Only one customer comes in while we're interviewing Blanchard, and that one came via the ferry.  "The ferry ride was nice.  We spent the trip taking pictures." said Guillermo Diaz from Monterrey, Mexico.

People who work in the service industry and depend on the ferry are especially hard-hit.  "I've noticed renters are moving out because they can't get in and out service workers," said Herridge.

Some Algiers residents tell us they feel betrayed by these cuts. They fear that they're somehow tied to the cancellation of tolls on the Crescent City Connection - they were told that wouldn't happen.

"I voted to keep the tolls, thinking the ferry would run," said Algiers resident Carol Bloodworth.

"I would encourage legislators who were getting rid of the tolls to step up to the plate and honor the commitment they made, that the people of new Orleans would have adequate funding," said Mayor Landrieu.

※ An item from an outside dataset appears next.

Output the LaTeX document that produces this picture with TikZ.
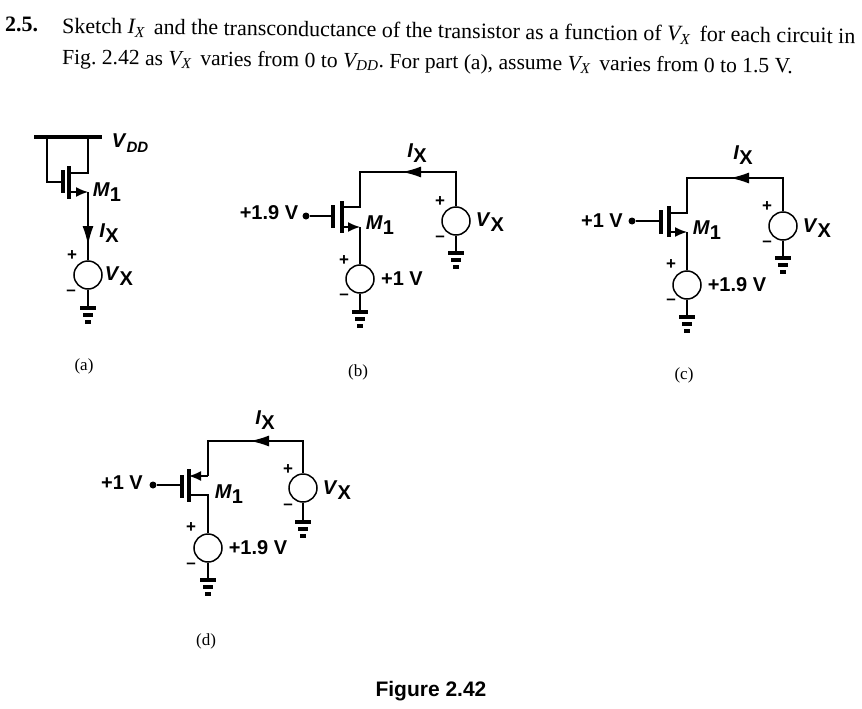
\documentclass[tikz,border=0pt]{standalone}
\usepackage{fontspec}
\setmainfont{Liberation Serif}
\newfontfamily\labelfont{Liberation Sans}
\usetikzlibrary{arrows.meta,positioning,calc}
\tikzset{
    wire/.style={line width=1.5pt, line join=miter},
    barline/.style={line width=3.5pt},
    flow/.style={-{Latex[length=19pt,width=11pt]}, line width=1.5pt},
    srcflow/.style={-{Latex[length=12pt,width=10pt]}, line width=1.5pt},
    source/.style={draw, circle, minimum size=28pt, inner sep=0pt, line width=1.5pt},
    dot/.style={circle, fill, minimum size=7pt, inner sep=0pt},
    lbl/.style={font=\labelfont\bfseries\fontsize{20}{20}\selectfont, inner sep=0pt},
    sign/.style={font=\labelfont\bfseries\fontsize{17}{17}\selectfont, inner sep=0pt},
    body/.style={font=\fontsize{22}{22}\selectfont\frenchspacing, inner sep=0pt, anchor=base west},
    caption/.style={font=\fontsize{17}{17}\selectfont, inner sep=0pt}
}
\newcommand{\ix}{\textit{I}\raisebox{-5pt}{X}}
\newcommand{\vx}{\textit{V}\raisebox{-5pt}{X}}
\newcommand{\mone}{\textit{M}\raisebox{-5pt}{1}}
\newcommand{\gnd}[1]{
    \draw[barline] ($(#1)+(-8,0)$) -- ($(#1)+(8,0)$);
    \draw[barline] ($(#1)+(-5,7)$) -- ($(#1)+(5,7)$);
    \draw[barline] ($(#1)+(-3,14)$) -- ($(#1)+(3,14)$);
}
\begin{document}
\begin{tikzpicture}[x=1pt, y=-1pt]
    \useasboundingbox (0,0) rectangle (862,709);

    % Problem text
    \node[body, font=\bfseries\fontsize{22}{22}\selectfont] (num) at (5,32) {2.5.};
    \node[body, rotate=-0.75] (lineone) at (62,33) {Sketch \textit{I\textsubscript{X}}\, and the transconductance of the transistor as a function of \textit{V\textsubscript{X}}\, for each circuit in};
    \node[body, rotate=-0.72, font=\fontsize{21.6}{21.6}\selectfont\frenchspacing] (linetwo) at (62,64) {Fig. 2.42 as \textit{V\textsubscript{X}}\, varies from 0 to \textit{V\textsubscript{DD}}. For part (a), assume \textit{V\textsubscript{X}}\, varies from 0 to 1.5 V.};

    % Circuit a
    \coordinate (aleft) at (34,137);
    \coordinate (aright) at (102,137);
    \coordinate (atapg) at (47,137);
    \coordinate (atapd) at (88,137);
    \coordinate (ag) at (47,182);
    \coordinate (agate) at (63,182);
    \coordinate (adc) at (69,173);
    \coordinate (ad) at (88,173);
    \coordinate (asc) at (69,192);
    \coordinate (as) at (88,192);
    \coordinate (aflow) at (88,245);
    \coordinate (agnd) at (88,308);
    \node[source] (avx) at (88,275) {};
    \draw[barline] (aleft) -- (aright);
    \draw[wire] (atapg) -- (ag) -- (agate);
    \draw[barline] (63,170) -- (63,193);
    \draw[barline] (69,166) -- (69,199);
    \draw[wire] (adc) -- (ad) -- (atapd);
    \draw[srcflow] (asc) -- (as);
    \draw[wire] (as) -- (aflow);
    \draw[flow] (88,226) -- (aflow);
    \draw[wire] (aflow) -- (avx);
    \draw[wire] (avx) -- (agnd);
    \gnd{agnd}
    \node[lbl] (avdd) at (130,143) {\textit{V}\raisebox{-5pt}{\fontsize{15}{15}\selectfont\textit{DD}}};
    \node[lbl] (am) at (107,192) {\mone};
    \node[lbl] (aix) at (109,233) {\ix};
    \node[lbl] (avxl) at (119,276) {\vx};
    \node[sign] (aplus) at (72,256) {+};
    \node[sign] (aminus) at (71,293) {–};
    \node[caption] (acap) at (84,366) {(a)};

    % Circuit b
    \node[dot] (bdot) at (306,216) {};
    \coordinate (bgate) at (333,216);
    \coordinate (bdc) at (342,207);
    \coordinate (bd) at (360,207);
    \coordinate (bup) at (360,172);
    \coordinate (bover) at (456,172);
    \coordinate (bflow) at (402,172);
    \coordinate (bsc) at (342,227);
    \coordinate (bs) at (360,227);
    \coordinate (bgnda) at (360,312);
    \coordinate (bgndb) at (456,253);
    \node[source] (bvs) at (360,279) {};
    \node[source] (bvx) at (456,221) {};
    \draw[wire] (bdot) -- (bgate);
    \draw[barline] (333,205) -- (333,228);
    \draw[barline] (342,201) -- (342,233);
    \draw[wire] (bdc) -- (bd) -- (bup) -- (bover) -- (bvx);
    \draw[flow] (420,172) -- (bflow);
    \draw[srcflow] (bsc) -- (bs);
    \draw[wire] (bs) -- (bvs);
    \draw[wire] (bvs) -- (bgnda);
    \draw[wire] (bvx) -- (bgndb);
    \gnd{bgnda}
    \gnd{bgndb}
    \node[lbl] (bvg) at (269,213) {+1.9 V};
    \node[lbl] (bm) at (380,225) {\mone};
    \node[lbl] (bvsl) at (402,279) {+1 V};
    \node[lbl] (bix) at (417,153) {\ix};
    \node[lbl] (bvxl) at (490,222) {\vx};
    \node[sign] (bplusx) at (440,202) {+};
    \node[sign] (bminusx) at (440,239) {–};
    \node[sign] (bplus) at (344,261) {+};
    \node[sign] (bminus) at (344,297) {–};
    \node[caption] (bcap) at (358,372) {(b)};

    % Circuit c
    \node[dot] (cdot) at (632,221) {};
    \coordinate (cgate) at (661,221);
    \coordinate (cdc) at (669,213);
    \coordinate (cd) at (687,213);
    \coordinate (cup) at (687,178);
    \coordinate (cover) at (783,178);
    \coordinate (cflow) at (730,178);
    \coordinate (csc) at (669,232);
    \coordinate (cs) at (687,232);
    \coordinate (cgnda) at (687,317);
    \coordinate (cgndb) at (783,258);
    \node[source] (cvs) at (687,285) {};
    \node[source] (cvx) at (783,226) {};
    \draw[wire] (cdot) -- (cgate);
    \draw[barline] (661,210) -- (661,234);
    \draw[barline] (669,206) -- (669,237);
    \draw[wire] (cdc) -- (cd) -- (cup) -- (cover) -- (cvx);
    \draw[flow] (748,178) -- (cflow);
    \draw[srcflow] (csc) -- (cs);
    \draw[wire] (cs) -- (cvs);
    \draw[wire] (cvs) -- (cgnda);
    \draw[wire] (cvx) -- (cgndb);
    \gnd{cgnda}
    \gnd{cgndb}
    \node[lbl] (cvg) at (602,221) {+1 V};
    \node[lbl] (cm) at (707,230) {\mone};
    \node[lbl] (cvsl) at (737,285) {+1.9 V};
    \node[lbl] (cix) at (743,155) {\ix};
    \node[lbl] (cvxl) at (817,228) {\vx};
    \node[sign] (cplusx) at (767,207) {+};
    \node[sign] (cminusx) at (767,244) {–};
    \node[sign] (cplus) at (671,265) {+};
    \node[sign] (cminus) at (671,302) {–};
    \node[caption] (ccap) at (684,375) {(c)};

    % Circuit d
    \node[dot] (ddot) at (153,485) {};
    \coordinate (dgate) at (182,485);
    \coordinate (dsc) at (189,476);
    \coordinate (ds) at (208,476);
    \coordinate (dup) at (208,441);
    \coordinate (dover) at (303,441);
    \coordinate (dflow) at (250,441);
    \coordinate (ddc) at (189,495);
    \coordinate (dd) at (208,495);
    \coordinate (dgnda) at (208,580);
    \coordinate (dgndb) at (303,522);
    \node[source] (dvs) at (208,548) {};
    \node[source] (dvx) at (303,488) {};
    \draw[wire] (ddot) -- (dgate);
    \draw[barline] (182,475) -- (182,498);
    \draw[barline] (189,469) -- (189,502);
    \draw[srcflow] (ds) -- (dsc);
    \draw[wire] (ds) -- (dup) -- (dover) -- (dvx);
    \draw[flow] (268,441) -- (dflow);
    \draw[wire] (ddc) -- (dd) -- (dvs);
    \draw[wire] (dvs) -- (dgnda);
    \draw[wire] (dvx) -- (dgndb);
    \gnd{dgnda}
    \gnd{dgndb}
    \node[lbl] (dvg) at (122,483) {+1 V};
    \node[lbl] (dm) at (229,494) {\mone};
    \node[lbl] (dvsl) at (258,548) {+1.9 V};
    \node[lbl] (dix) at (265,420) {\ix};
    \node[lbl] (dvxl) at (337,490) {\vx};
    \node[sign] (dplusx) at (288,470) {+};
    \node[sign] (dminusx) at (288,507) {–};
    \node[sign] (dplus) at (191,528) {+};
    \node[sign] (dminus) at (191,566) {–};
    \node[caption] (dcap) at (206,641) {(d)};

    % Caption
    \node[lbl, font=\labelfont\bfseries\fontsize{21}{21}\selectfont] (figcap) at (431,691) {Figure 2.42};
\end{tikzpicture}
\end{document}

The RTA is now considering a plan to charge a $2 fee for pedestrians, and $2 for each passenger in a car.

For now, the future of the ferry is still very much up in the air. And that's especially true for Algiers business owners, used to foot traffic that for now seems rare.

"I'm not sure how long I can hang on," said Blanchard.

Veolia, the agency that runs the RTA, has scheduled a hearing at City Hall on August 5 at 5 p.m. to discuss their latest proposal to bail out the ferries. For now, they continue to run from 7 a.m. to 7 p.m. on weekdays, with no charge to pedestrians.